++++ Extracted records
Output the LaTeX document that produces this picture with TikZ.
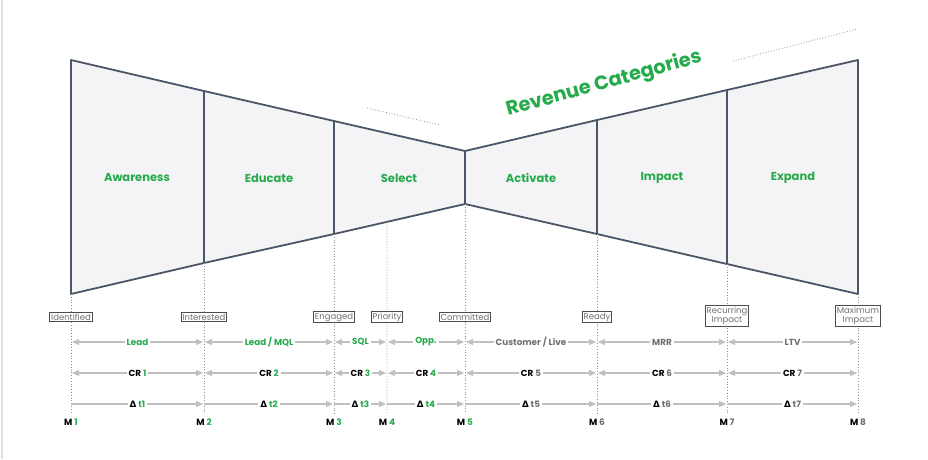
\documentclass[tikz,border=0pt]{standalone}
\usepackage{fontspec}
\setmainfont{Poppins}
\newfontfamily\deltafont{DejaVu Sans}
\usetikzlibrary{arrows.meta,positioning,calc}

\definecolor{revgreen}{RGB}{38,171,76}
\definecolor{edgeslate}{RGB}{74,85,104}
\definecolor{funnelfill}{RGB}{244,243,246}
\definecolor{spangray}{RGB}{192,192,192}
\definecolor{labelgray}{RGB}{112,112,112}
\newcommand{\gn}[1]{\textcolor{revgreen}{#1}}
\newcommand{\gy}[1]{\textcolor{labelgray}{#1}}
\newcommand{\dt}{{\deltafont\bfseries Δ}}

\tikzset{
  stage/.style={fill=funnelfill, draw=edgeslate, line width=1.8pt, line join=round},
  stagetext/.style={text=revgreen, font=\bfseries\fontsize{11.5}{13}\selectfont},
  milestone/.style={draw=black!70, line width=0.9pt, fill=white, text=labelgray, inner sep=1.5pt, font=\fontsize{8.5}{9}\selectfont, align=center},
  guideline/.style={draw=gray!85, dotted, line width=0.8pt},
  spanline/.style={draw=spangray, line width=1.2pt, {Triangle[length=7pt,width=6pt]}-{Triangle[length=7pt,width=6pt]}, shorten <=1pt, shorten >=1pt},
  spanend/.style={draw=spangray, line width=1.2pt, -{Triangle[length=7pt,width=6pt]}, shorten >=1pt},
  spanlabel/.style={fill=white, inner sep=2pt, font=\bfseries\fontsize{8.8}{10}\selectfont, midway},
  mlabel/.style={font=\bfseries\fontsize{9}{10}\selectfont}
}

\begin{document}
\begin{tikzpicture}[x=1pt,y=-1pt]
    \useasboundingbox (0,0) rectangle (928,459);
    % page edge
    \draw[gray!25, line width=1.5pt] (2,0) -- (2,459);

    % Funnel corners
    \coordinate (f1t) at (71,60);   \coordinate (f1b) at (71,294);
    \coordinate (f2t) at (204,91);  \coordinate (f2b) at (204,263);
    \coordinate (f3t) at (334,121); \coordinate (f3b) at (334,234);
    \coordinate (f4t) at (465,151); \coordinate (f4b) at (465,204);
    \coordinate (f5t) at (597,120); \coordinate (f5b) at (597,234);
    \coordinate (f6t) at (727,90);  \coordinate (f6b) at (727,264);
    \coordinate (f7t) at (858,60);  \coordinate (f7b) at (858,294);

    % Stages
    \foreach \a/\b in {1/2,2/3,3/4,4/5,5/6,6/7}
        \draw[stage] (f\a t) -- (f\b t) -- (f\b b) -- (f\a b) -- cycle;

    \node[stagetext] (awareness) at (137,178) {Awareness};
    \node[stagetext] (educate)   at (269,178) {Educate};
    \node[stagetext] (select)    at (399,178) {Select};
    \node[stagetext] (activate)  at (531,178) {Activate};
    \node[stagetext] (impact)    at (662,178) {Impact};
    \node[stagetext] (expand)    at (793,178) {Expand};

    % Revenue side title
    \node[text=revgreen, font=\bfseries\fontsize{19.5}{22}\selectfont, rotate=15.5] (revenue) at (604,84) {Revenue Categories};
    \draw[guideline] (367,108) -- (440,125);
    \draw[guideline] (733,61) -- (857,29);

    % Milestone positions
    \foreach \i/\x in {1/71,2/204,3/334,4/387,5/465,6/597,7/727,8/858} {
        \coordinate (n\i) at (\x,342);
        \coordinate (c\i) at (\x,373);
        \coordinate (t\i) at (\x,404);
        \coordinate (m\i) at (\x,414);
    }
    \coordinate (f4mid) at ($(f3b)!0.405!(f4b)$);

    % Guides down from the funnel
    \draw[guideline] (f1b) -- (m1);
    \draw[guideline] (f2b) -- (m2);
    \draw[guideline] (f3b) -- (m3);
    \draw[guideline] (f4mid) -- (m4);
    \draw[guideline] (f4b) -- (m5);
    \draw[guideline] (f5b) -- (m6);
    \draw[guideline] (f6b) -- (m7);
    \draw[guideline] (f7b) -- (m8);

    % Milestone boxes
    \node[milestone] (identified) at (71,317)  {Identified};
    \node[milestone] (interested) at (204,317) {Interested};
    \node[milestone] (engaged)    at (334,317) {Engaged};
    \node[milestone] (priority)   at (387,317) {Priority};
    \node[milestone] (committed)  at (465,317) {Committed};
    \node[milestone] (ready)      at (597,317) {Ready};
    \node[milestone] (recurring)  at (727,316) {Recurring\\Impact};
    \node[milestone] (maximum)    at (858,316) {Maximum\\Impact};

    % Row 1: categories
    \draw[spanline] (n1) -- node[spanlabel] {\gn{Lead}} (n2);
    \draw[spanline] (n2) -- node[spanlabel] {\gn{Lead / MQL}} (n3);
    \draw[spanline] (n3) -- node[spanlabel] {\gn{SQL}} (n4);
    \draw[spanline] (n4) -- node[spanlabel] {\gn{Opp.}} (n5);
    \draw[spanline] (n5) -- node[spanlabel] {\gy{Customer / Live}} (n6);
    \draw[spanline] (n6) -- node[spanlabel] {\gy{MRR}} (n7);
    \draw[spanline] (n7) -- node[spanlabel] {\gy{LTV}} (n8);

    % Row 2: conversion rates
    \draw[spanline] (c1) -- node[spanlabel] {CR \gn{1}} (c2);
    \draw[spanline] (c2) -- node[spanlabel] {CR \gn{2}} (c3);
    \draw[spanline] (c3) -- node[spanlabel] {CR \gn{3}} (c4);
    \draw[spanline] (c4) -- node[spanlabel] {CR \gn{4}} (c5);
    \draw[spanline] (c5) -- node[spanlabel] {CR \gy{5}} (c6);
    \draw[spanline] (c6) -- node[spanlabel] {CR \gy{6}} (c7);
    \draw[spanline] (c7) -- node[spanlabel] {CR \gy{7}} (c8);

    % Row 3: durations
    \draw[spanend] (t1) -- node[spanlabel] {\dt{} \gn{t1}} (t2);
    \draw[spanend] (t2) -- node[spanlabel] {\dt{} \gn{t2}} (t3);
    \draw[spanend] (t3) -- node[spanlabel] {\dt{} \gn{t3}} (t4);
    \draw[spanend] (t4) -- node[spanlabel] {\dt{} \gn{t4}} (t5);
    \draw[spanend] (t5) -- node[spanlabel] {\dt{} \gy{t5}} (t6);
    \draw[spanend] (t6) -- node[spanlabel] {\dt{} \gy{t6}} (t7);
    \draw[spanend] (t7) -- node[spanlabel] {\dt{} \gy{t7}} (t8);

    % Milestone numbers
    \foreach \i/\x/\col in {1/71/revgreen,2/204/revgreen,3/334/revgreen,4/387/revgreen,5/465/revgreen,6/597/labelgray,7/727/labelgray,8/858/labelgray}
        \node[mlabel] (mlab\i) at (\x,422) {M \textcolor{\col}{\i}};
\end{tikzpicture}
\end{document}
++++++++
++++ Extracted records
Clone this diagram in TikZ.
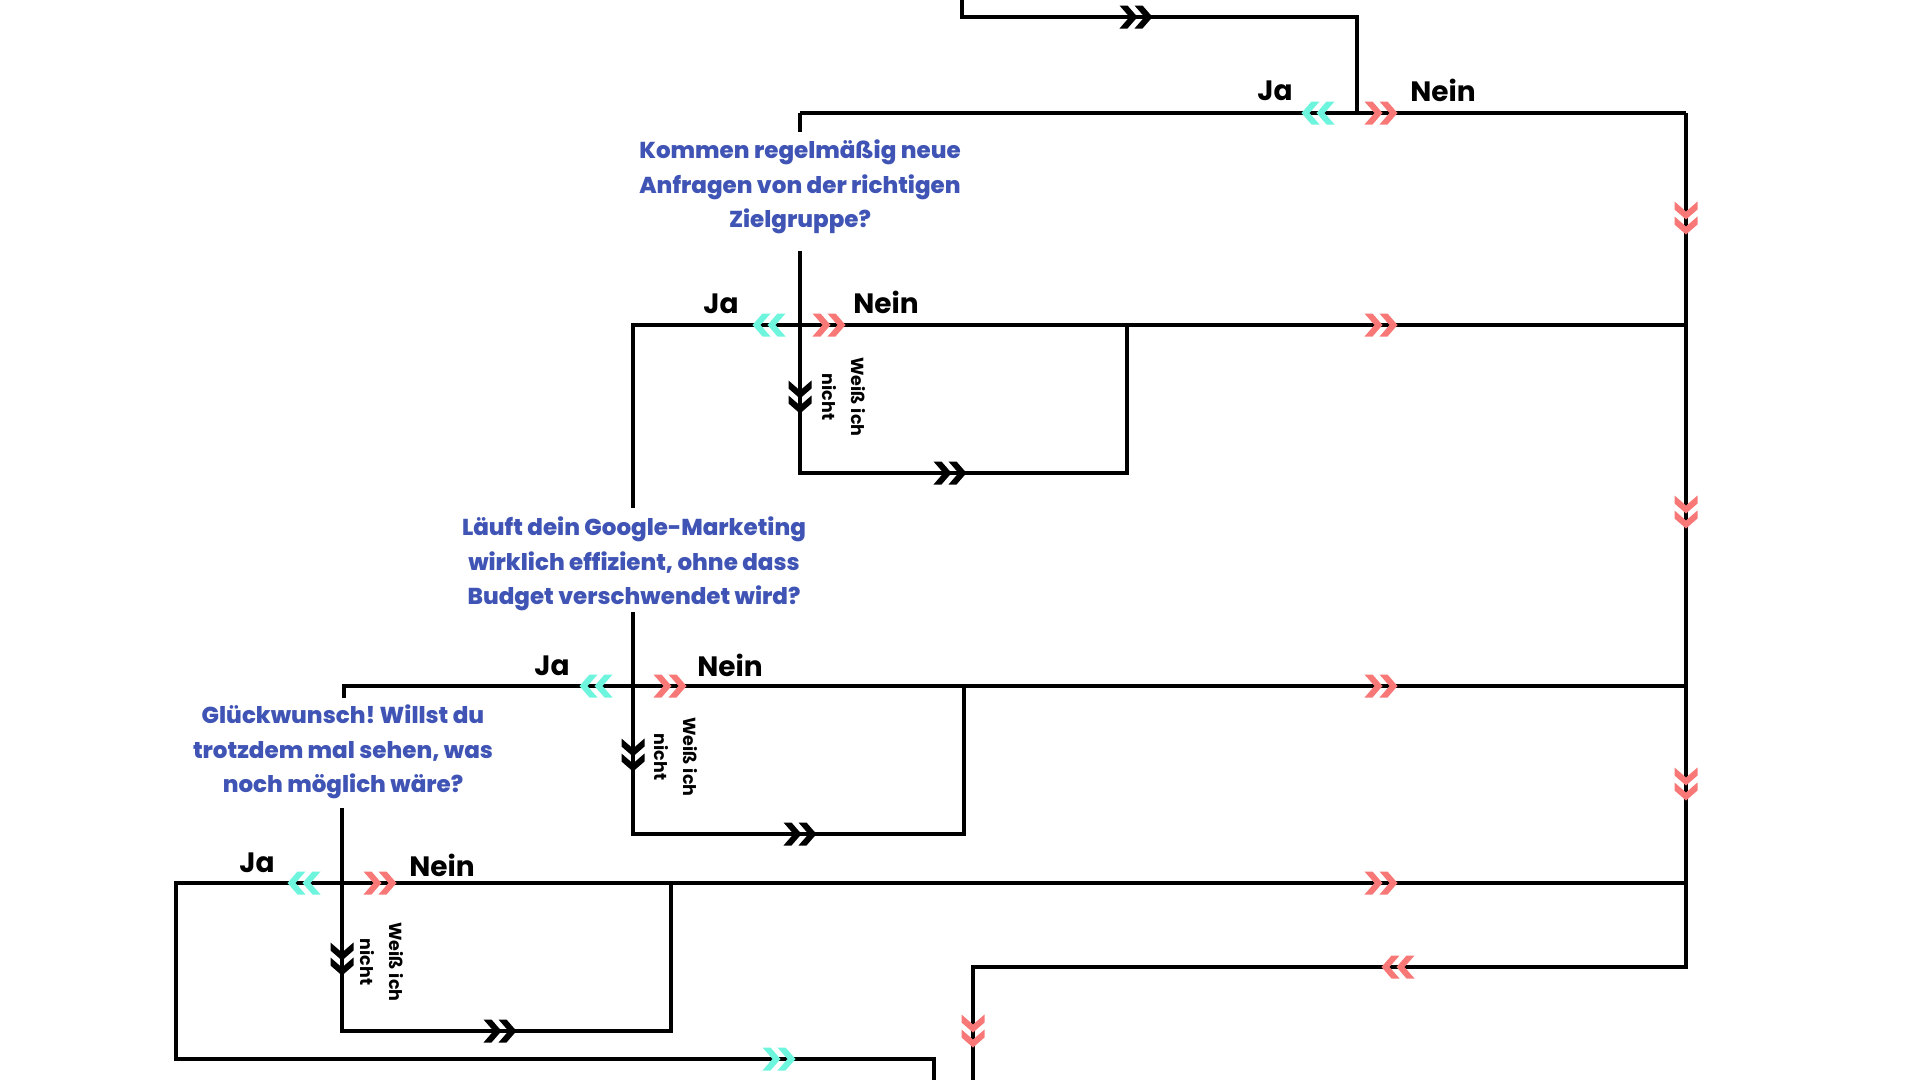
++++++++
- Exercise aim:
Single out each line of the records above with the string "this" in it, and copy it.

- Correct response:
Output the LaTeX document that produces this picture with TikZ.
Clone this diagram in TikZ.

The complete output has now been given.